Tor Lundvall
Empty City
Some folks might wonder why the hell we bother with ambient/electronic music on a site that caters to metalheads. I’ve reviewed three ambient projects since signing aboard seven months ago, and the total number of people that have read those reviews is paltry in comparison to the numbers that normally visit the metal reviews. So, if a tree falls in the woods, and no one’s there to hear it, does it make a sound? If an ambient record gets reviewed on a metal website, and very few read it, does anyone care? I hope so. Ambient music can be a very rewarding musical form, and I often find myself using it to help relax or as a palate cleanser between metal albums. It’s not something I find myself listening to all the time, but it definitely fills a musical void previously left open before I discovered amazing ambient works from artists such as Brian Eno (a master at creating lush ambient soundscapes that soak your brain into a quiet, reflective inclination). Ambient artists, much like funeral doom artists, must be very in tune with the emotion and atmosphere they’re trying to convey, because often times the sounds chosen are quite sparse, and misplacement or misuse could ruin the listeners’ experience and send them packing very quickly.

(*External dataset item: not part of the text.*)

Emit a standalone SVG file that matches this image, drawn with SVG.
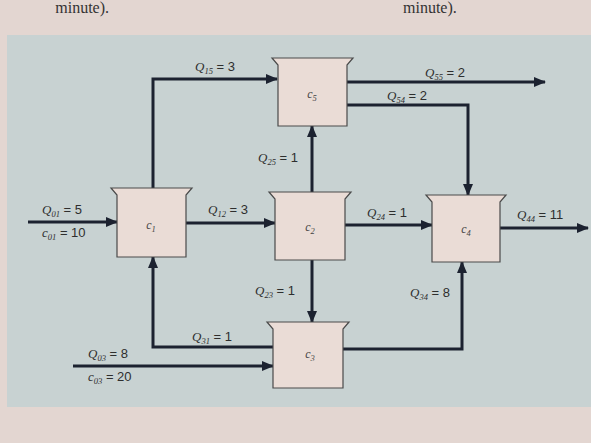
<svg xmlns="http://www.w3.org/2000/svg" width="591" height="443" viewBox="0 0 591 443">
<defs>
<marker id="ah" markerUnits="userSpaceOnUse" markerWidth="12" markerHeight="10" refX="11" refY="5" orient="auto">
<path d="M0,0 L12,5 L0,10 Z" fill="#1c2230"/>
</marker>
<style>
.bg{fill:#e3d6d1}
.panel{fill:#c8d2d2}
.tank{fill:#eadcd6;stroke:#4a4a4a;stroke-width:1.2}
.flow{fill:none;stroke:#1c2230;stroke-width:3;marker-end:url(#ah)}
.lbl{font-family:"Liberation Sans",Arial,sans-serif;font-size:13px;fill:#2e2e2e}
.v{font-family:"Liberation Serif","Times New Roman",serif;font-style:italic}
.sub{font-size:8.5px}
.tl{font-family:"Liberation Serif","Times New Roman",serif;font-style:italic;font-size:12px;fill:#444;text-anchor:middle}
.page{font-family:"Liberation Serif","Times New Roman",serif;font-size:16px;fill:#333}
</style>
</defs>
<rect class="bg" x="0" y="0" width="591" height="443"/>
<text class="page" x="109" y="13" text-anchor="end">minute).</text>
<text class="page" x="403" y="13">minute).</text>
<rect class="panel" x="7" y="35" width="584" height="372"/>

<g id="connectors">
<path id="q15" class="flow" d="M153,188 V79 H277"/>
<path id="q55" class="flow" d="M347,82 H545"/>
<path id="q54" class="flow" d="M347,105 H468 V195"/>
<path id="q25" class="flow" d="M312,192 V126"/>
<path id="q01" class="flow" d="M28,222 H117"/>
<path id="q12" class="flow" d="M186,223 H275"/>
<path id="q24" class="flow" d="M345,225 H432"/>
<path id="q44" class="flow" d="M500,228 H588"/>
<path id="q23" class="flow" d="M312,260 V322"/>
<path id="q31" class="flow" d="M273,347 H153 V257"/>
<path id="q34" class="flow" d="M343,349 H462 V262"/>
<path id="q03" class="flow" d="M73,366 H273"/>
</g>

<g id="labels">
<text class="lbl" x="195" y="71"><tspan class="v">Q</tspan><tspan class="v sub" dy="3">15</tspan><tspan dy="-3"> = 3</tspan></text>
<text class="lbl" x="425" y="77"><tspan class="v">Q</tspan><tspan class="v sub" dy="3">55</tspan><tspan dy="-3"> = 2</tspan></text>
<text class="lbl" x="387" y="100"><tspan class="v">Q</tspan><tspan class="v sub" dy="3">54</tspan><tspan dy="-3"> = 2</tspan></text>
<text class="lbl" x="258" y="162"><tspan class="v">Q</tspan><tspan class="v sub" dy="3">25</tspan><tspan dy="-3"> = 1</tspan></text>
<text class="lbl" x="42" y="214"><tspan class="v">Q</tspan><tspan class="v sub" dy="3">01</tspan><tspan dy="-3"> = 5</tspan></text>
<text class="lbl" x="42" y="237"><tspan class="v">c</tspan><tspan class="v sub" dy="3">01</tspan><tspan dy="-3"> = 10</tspan></text>
<text class="lbl" x="208" y="214"><tspan class="v">Q</tspan><tspan class="v sub" dy="3">12</tspan><tspan dy="-3"> = 3</tspan></text>
<text class="lbl" x="367" y="217"><tspan class="v">Q</tspan><tspan class="v sub" dy="3">24</tspan><tspan dy="-3"> = 1</tspan></text>
<text class="lbl" x="517" y="219"><tspan class="v">Q</tspan><tspan class="v sub" dy="3">44</tspan><tspan dy="-3"> = 11</tspan></text>
<text class="lbl" x="255" y="295"><tspan class="v">Q</tspan><tspan class="v sub" dy="3">23</tspan><tspan dy="-3"> = 1</tspan></text>
<text class="lbl" x="410" y="297"><tspan class="v">Q</tspan><tspan class="v sub" dy="3">34</tspan><tspan dy="-3"> = 8</tspan></text>
<text class="lbl" x="192" y="341"><tspan class="v">Q</tspan><tspan class="v sub" dy="3">31</tspan><tspan dy="-3"> = 1</tspan></text>
<text class="lbl" x="88" y="358"><tspan class="v">Q</tspan><tspan class="v sub" dy="3">03</tspan><tspan dy="-3"> = 8</tspan></text>
<text class="lbl" x="88" y="381"><tspan class="v">c</tspan><tspan class="v sub" dy="3">03</tspan><tspan dy="-3"> = 20</tspan></text>
</g>

<g id="tank5">
<path class="tank" d="M272,58 H353 L347,65 V126 H278 V65 Z"/>
<text class="tl" x="312" y="98">c<tspan class="sub" dy="3">5</tspan></text>
</g>
<g id="tank1">
<path class="tank" d="M111,188 H192 L186,195 V257 H117 V195 Z"/>
<text class="tl" x="151" y="229">c<tspan class="sub" dy="3">1</tspan></text>
</g>
<g id="tank2">
<path class="tank" d="M269,192 H351 L345,199 V260 H275 V199 Z"/>
<text class="tl" x="310" y="231">c<tspan class="sub" dy="3">2</tspan></text>
</g>
<g id="tank4">
<path class="tank" d="M426,195 H506 L500,202 V262 H432 V202 Z"/>
<text class="tl" x="466" y="233">c<tspan class="sub" dy="3">4</tspan></text>
</g>
<g id="tank3">
<path class="tank" d="M267,322 H349 L343,329 V388 H273 V329 Z"/>
<text class="tl" x="310" y="358">c<tspan class="sub" dy="3">3</tspan></text>
</g>
</svg>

Tor Lundvall’s Empty City is the latest ambient tree to be felled by my reviewing axe, and once again, while it’s not something I see myself spinning more than say Eno’s Discreet Music, it’s definitely a record I’ve found myself enjoying quite a few times over the past few weeks. Lundvall, a New Yorker who spends most of his time expressing his art through a visual medium (oil on canvas), created Empty City as a musical interpretation of a series of paintings that depict a major metropolitan city and its interaction with nature. More specifically, the album is intended to represent the many different personalities a Northeastern city can hold during different stages of the day. Songs such as “Buildings and Rain”, “Early Hours”, “Night Work”, “2:00 am”, and “Wires” all do the job perfectly by sonically conjuring exactly what the song titles would suggest. The record on the whole is relatively dark, and because of the theme chosen by Lundvall, it holds more of an urban feel as compared to a lot of the dark ambient material I’ve seen come across in the queue here at MetalReview.com. I don’t mean to make it sound as if it's a new Nas record or something, it just does a great job of creating a New York-esque cityscape in the listeners’ mind as the album unfolds, so in that regard, Tor Lundvall has done a superb job. In short, Empty City paints a walk through New York beautifully.
For those of you hoping to hear some new dark ambient material along the lines of Northaunt or Oöphoi, or if your interests lie more along black ambient music, you may not find Empty City to be to your liking, but if you enjoy any of the seminal works from Fripp/Eno, or if you find yourself pining for a quick trip to New York, this might be just the right ticket.